What data is brought into the regression software, and what is the source of that data? Consider and disclose the geographic area, transaction dates, physical and transactional characteristics, the size of the pool of sales, and other delineators. The valuer should understand and disclose what data is initially imported to the software, as well as how (or, if) additional filters are applied to that data. For example, if all residential sales from City A are imported to the software, and is then filtered to analyze only manufactured houses within a certain neighborhood, those constraints on the data should be understood and disclosed, with the implication that the resulting data set is relevant to the subject. Additionally, if data is supplied by a third-party, are the make-up and origin(s) of that data understood, and is the data thorough and adequate for a reliable analysis?
Excluding data.
Beyond the general filtering of data, the valuer should understand and disclose the rationale for the exclusion of other sales. Reasoning could include the sales being outliers, having unreliable or incorrect information, or other reasons. For example, were some properties remarkably large, small, old, new, high-quality, low-quality, or did they have data that was legitimately suspect or otherwise flawed which could not be corrected? Did manually excluding the data result in a regression model that was improved and more relevant to the subject than it would have been?
Pool size.
The valuer should understand and disclose the size of the pool of sales being analyzed. For example, is the pool so small that conclusions are not reliable or the pool so large that conclusions are not relevant to the subject, to the point the reliability and/or credibility of the model are affected? Does the pool size influence how many independent variables should be (or were) used?
Variables used.
Independent variables in a real estate regression model are the physical and/or transactional characteristics of the properties that are determined to affect (or not affect, in some cases) the sales price (the dependent variable). As such, the independent variables are of utmost importance to the analysis. The valuer should understand and disclose the method and rationale behind the choice of the specific variables used. If the selection of the variables was partially or fully in the control of the software, or was otherwise limited by the software, the valuer should have a general understanding of the software’s parameters that are used for such determinations, with disclosure in the report. Has the software so limited the selection of variables or forced the exclusion or inclusion of certain variables, to the point that the outcome of the regression model is affected?
Absent variables.
The valuer should consider if any independent variables are likely absent from the model, such as due to limitations in the data source or built-in parameters of the software. Absent variables might be evidenced by a low R-squared figure or other known factors, and might include characteristics that are not accounted for, such as condition, quality, location factors, or other characteristics. The valuer should consider and disclose how these circumstances may shape the reliability of the model and the valuer’s application of the model’s output. The valuer’s understanding of variables that are absent from the regression model can influence the valuer’s use and application of the output.
Testing the model.
The valuer should test the conclusions drawn from the regression model. Tests might include visual scatter graphs, to illustrate the degree of accuracy of the regression output for the pool of sales analyzed. Tests also might include applying the adjustment-rate conclusions to actual market sales (such as sales specifically comparable to the subject), to illustrate the comparison of the model’s predictions to the sales’ actual sales prices. Comparing regression output to other market data, such as comparing regression figures to paired sales figures, can be a useful process to test and reconcile reliable and credible conclusions.

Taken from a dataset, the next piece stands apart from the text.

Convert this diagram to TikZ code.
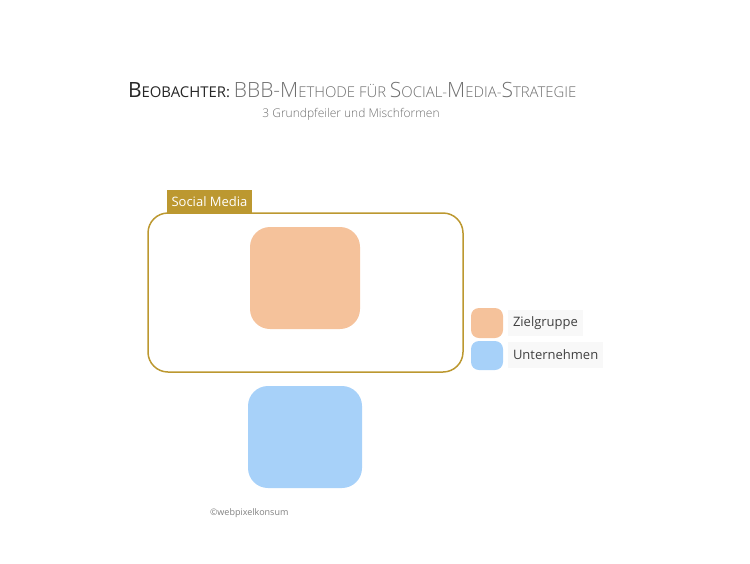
\documentclass[tikz,border=0pt]{standalone}
\usepackage{fontspec}
\setmainfont{Open Sans}
\newfontfamily\lightfont{Open Sans Light}
\definecolor{socialgold}{RGB}{188,152,48}
\definecolor{zielorange}{RGB}{245,194,155}
\definecolor{firmablue}{RGB}{167,209,249}
\definecolor{titlegray}{RGB}{110,110,110}
\definecolor{labelbg}{RGB}{248,248,248}
\tikzstyle{every node} = [inner sep=0pt, outer sep=0pt]
\tikzstyle{pillar} = [rounded corners=20pt, draw=none]
\tikzstyle{legendbox} = [rounded corners=8pt, draw=none]
\tikzstyle{legendtext} = [fill=labelbg, anchor=west, minimum height=26pt, inner xsep=5pt, font=\fontsize{13}{15}\selectfont, text=black!75]
\newcommand{\bigsc}[2]{{\fontsize{21}{24}\selectfont #1}{\fontsize{14.9}{17}\selectfont #2}}

\begin{document}
\begin{tikzpicture}[x=1pt, y=-1pt]
            \useasboundingbox (0, 0) rectangle (750, 563);

            % title
            \node[anchor=base west, text=black!85] (title) at (128, 97)
                {\bigsc{B}{EOBACHTER:\ }\lightfont\color{titlegray}\bigsc{BBB-M}{ETHODE FÜR\ }\bigsc{S}{OCIAL-}\bigsc{M}{EDIA-}\bigsc{S}{TRATEGIE}};
            \node[anchor=base, text=titlegray, font=\lightfont\fontsize{12}{14}\selectfont] (subtitle) at (351, 117)
                {3 Grundpfeiler und Mischformen};

            % social media frame
            \draw[socialgold, line width=1.5pt, rounded corners=20pt] (148, 213) rectangle (463, 372);
            \node[fill=socialgold, anchor=south west, minimum width=85pt, minimum height=23pt,
                text=white, font=\fontsize{13}{15}\selectfont] (socialtab) at (167, 213) {Social Media};

            % pillars
            \fill[zielorange, pillar] (250, 227) rectangle (360, 329);
            \fill[firmablue, pillar] (248, 386) rectangle (362, 488);

            % legend
            \fill[zielorange, legendbox] (471, 308) rectangle (503, 338);
            \node[legendtext] (ziellabel) at (508, 323) {Zielgruppe};
            \fill[firmablue, legendbox] (471, 341) rectangle (503, 370);
            \node[legendtext] (firmalabel) at (508, 355) {Unternehmen};

            % copyright
            \node[anchor=base west, text=black!50, font=\fontsize{9}{11}\selectfont] (copyright) at (210, 515)
                {©webpixelkonsum};
        \end{tikzpicture}
\end{document}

Application, and other approaches to value.
The valuer should understand and disclose the extent and purpose for which the regression model is being used. For example, is it being used to simply indicate which characteristics are the important driving features in a particular market segment? Or does the model’s use also include estimating the likely value(s) for a type of or a specific property? If being used to estimate a value, the valuer should understand and disclose whether the model was used in isolation for its own end (such as to calculate a prediction of a subject property’s value) and/or in tandem with other approaches to value (such as to estimate adjustment rates in a market approach).
Note: This document is a summary of considerations related to using regression in real estate valuation; it is not comprehensive, nor is it a set of standards established, required, or endorsed by any organization or agency.